Revolutionary Catalonia - Atrocities

Atrocities

See also: Red Terror (Spain)

During the first weeks of the war, courts of law were replaced by revolutionary tribunals. Extrajudicial killings by militants and vigilantes soon followed.

"Everybody created his own justice and administered it himself...Some used to call this 'taking a person for a ride' but I maintain that it was justice administered directly by the people in the complete absence of the regular judicial bodies." —Juan García Oliver, Anarchist minister of justice, 1936

During the initial fighting several thousand individuals were murdered by Anarchist and Socialist militants based on their assumed political allegiance and social class.

"We do not wish to deny that the nineteenth of July brought with it an overflowing of passions and abuses, a natural phenomenon of the transfer of power from the hands of privileged to the hands of the people.
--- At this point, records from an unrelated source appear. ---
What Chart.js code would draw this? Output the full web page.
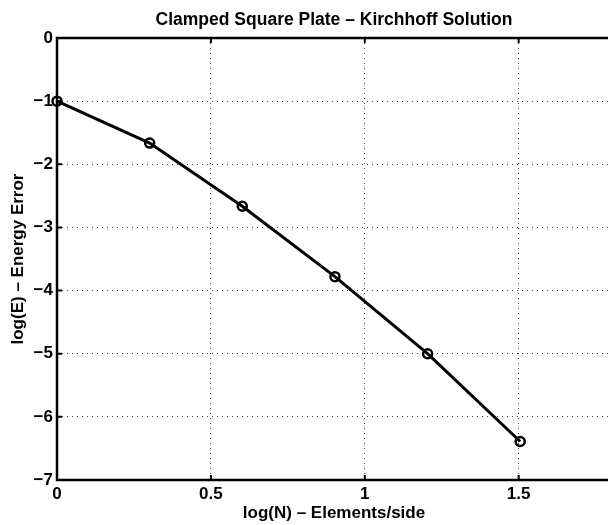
<!DOCTYPE html>
<html>
<head>
<meta charset="utf-8">
<script src="https://cdn.jsdelivr.net/npm/chart.js@4/dist/chart.umd.min.js"></script>
<style>
  html, body { margin: 0; padding: 0; overflow: hidden; background: #fff; }
  #wrap { width: 618px; height: 525px; }
</style>
</head>
<body>
<div id="wrap"><canvas id="c" width="618" height="525"></canvas></div>
<script>
// log10 of elements per side
const logN = [0, 0.301, 0.602, 0.903, 1.204, 1.505];
// log10 of energy error
const logE = [-1, -1.664, -2.665, -3.78, -5.0, -6.39];

const xTicks = [0, 0.5, 1, 1.5];
const yTicks = [0, -1, -2, -3, -4, -5, -6, -7];

const FONT = 'Liberation Sans, Arial, Helvetica, sans-serif';
const minus = (v) => String(v).replace('-', '\u2212');

// MATLAB style: short inward tick marks and the box
const innerTicks = {
  id: 'innerTicks',
  afterDatasetsDraw(chart) {
    const { ctx, chartArea: a, scales: { x, y } } = chart;
    ctx.save();
    ctx.strokeStyle = '#000';
    ctx.lineWidth = 2;
    ctx.beginPath();
    xTicks.forEach(t => {
      const px = x.getPixelForValue(t);
      ctx.moveTo(px, a.bottom); ctx.lineTo(px, a.bottom - 5);
      ctx.moveTo(px, a.top); ctx.lineTo(px, a.top + 5);
    });
    yTicks.forEach(t => {
      const py = y.getPixelForValue(t);
      ctx.moveTo(a.left, py); ctx.lineTo(a.left + 5, py);
    });
    ctx.stroke();
    ctx.lineWidth = 2.5;
    ctx.beginPath();
    ctx.moveTo(a.right + 5, a.top); ctx.lineTo(a.left, a.top);
    ctx.lineTo(a.left, a.bottom); ctx.lineTo(a.right + 5, a.bottom);
    ctx.stroke();
    ctx.restore();
  }
};

new Chart(document.getElementById('c'), {
  type: 'line',
  data: {
    datasets: [{
      data: logN.map((v, i) => ({ x: v, y: logE[i] })),
      borderColor: '#000',
      borderWidth: 3,
      pointRadius: 4.5,
      pointBorderWidth: 2.5,
      pointBorderColor: '#000',
      pointBackgroundColor: 'rgba(0,0,0,0)',
      tension: 0,
      clip: false
    }]
  },
  options: {
    responsive: false,
    animation: false,
    plugins: {
      legend: { display: false },
      tooltip: { enabled: false },
      title: {
        display: true,
        fullSize: false,
        text: 'Clamped Square Plate \u2013 Kirchhoff Solution',
        color: '#000',
        font: { family: FONT, size: 17.5, weight: 'bold' },
        padding: { top: 10, bottom: 7 }
      }
    },
    scales: {
      x: {
        type: 'linear',
        min: 0,
        max: 1.8,
        afterBuildTicks: (s) => { s.ticks = xTicks.map(v => ({ value: v })); },
        afterFit: (s) => { s.height = 45; },
        border: { display: false, dash: [1, 4] },
        grid: { color: '#444', lineWidth: 1, drawTicks: false },
        ticks: {
          color: '#000', padding: 4, maxRotation: 0,
          font: { family: FONT, size: 17, weight: 'bold' },
          callback: (v) => minus(v)
        },
        title: {
          display: true,
          text: 'log(N) \u2013 Elements/side',
          color: '#000',
          font: { family: FONT, size: 17, weight: 'bold' },
          padding: { top: 0, bottom: 1 }
        }
      },
      y: {
        type: 'linear',
        min: -7,
        max: 0,
        afterBuildTicks: (s) => { s.ticks = yTicks.map(v => ({ value: v })); },
        afterFit: (s) => { s.width = 57; },
        border: { display: false, dash: [1, 4] },
        grid: { color: '#444', lineWidth: 1, drawTicks: false },
        ticks: {
          color: '#000', padding: 4,
          font: { family: FONT, size: 17, weight: 'bold' },
          callback: (v) => minus(v)
        },
        title: {
          display: true,
          text: 'log(E) \u2013 Energy Error',
          color: '#000',
          font: { family: FONT, size: 17, weight: 'bold' },
          padding: { top: 8, bottom: 0 }
        }
      }
    }
  },
  plugins: [innerTicks]
});
</script>
</body>
</html>
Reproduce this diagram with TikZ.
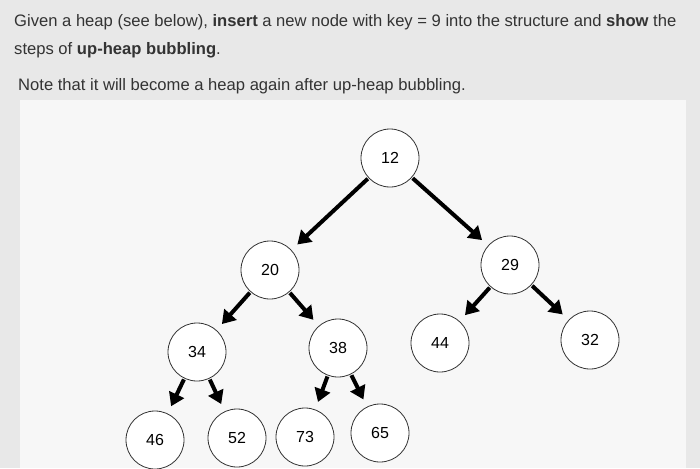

It is possible that our victory resulted in the death by violence of four or five thousand inhabitants of Catalonia who were listed as rightists and were linked to political or ecclesiastical reaction." —Diego Abad de Santillan, editor of Solidaridad Obrera

Because of its role as a leading supporter of conservatism, the Catholic Church came under attack throughout the region, church buildings were burned or taken over by the CNT and turned into warehouses or put to other secular uses. Thousands of members of the Catholic clergy were killed and tortured and many more fled the country or sought refuge in foreign embassies.

Antony Beevor estimates the total number of people killed in Catalonia in the summer and autumn of 1936 at 8,352 (out of a total of 38,000 victims of the Red terror in all of Spain).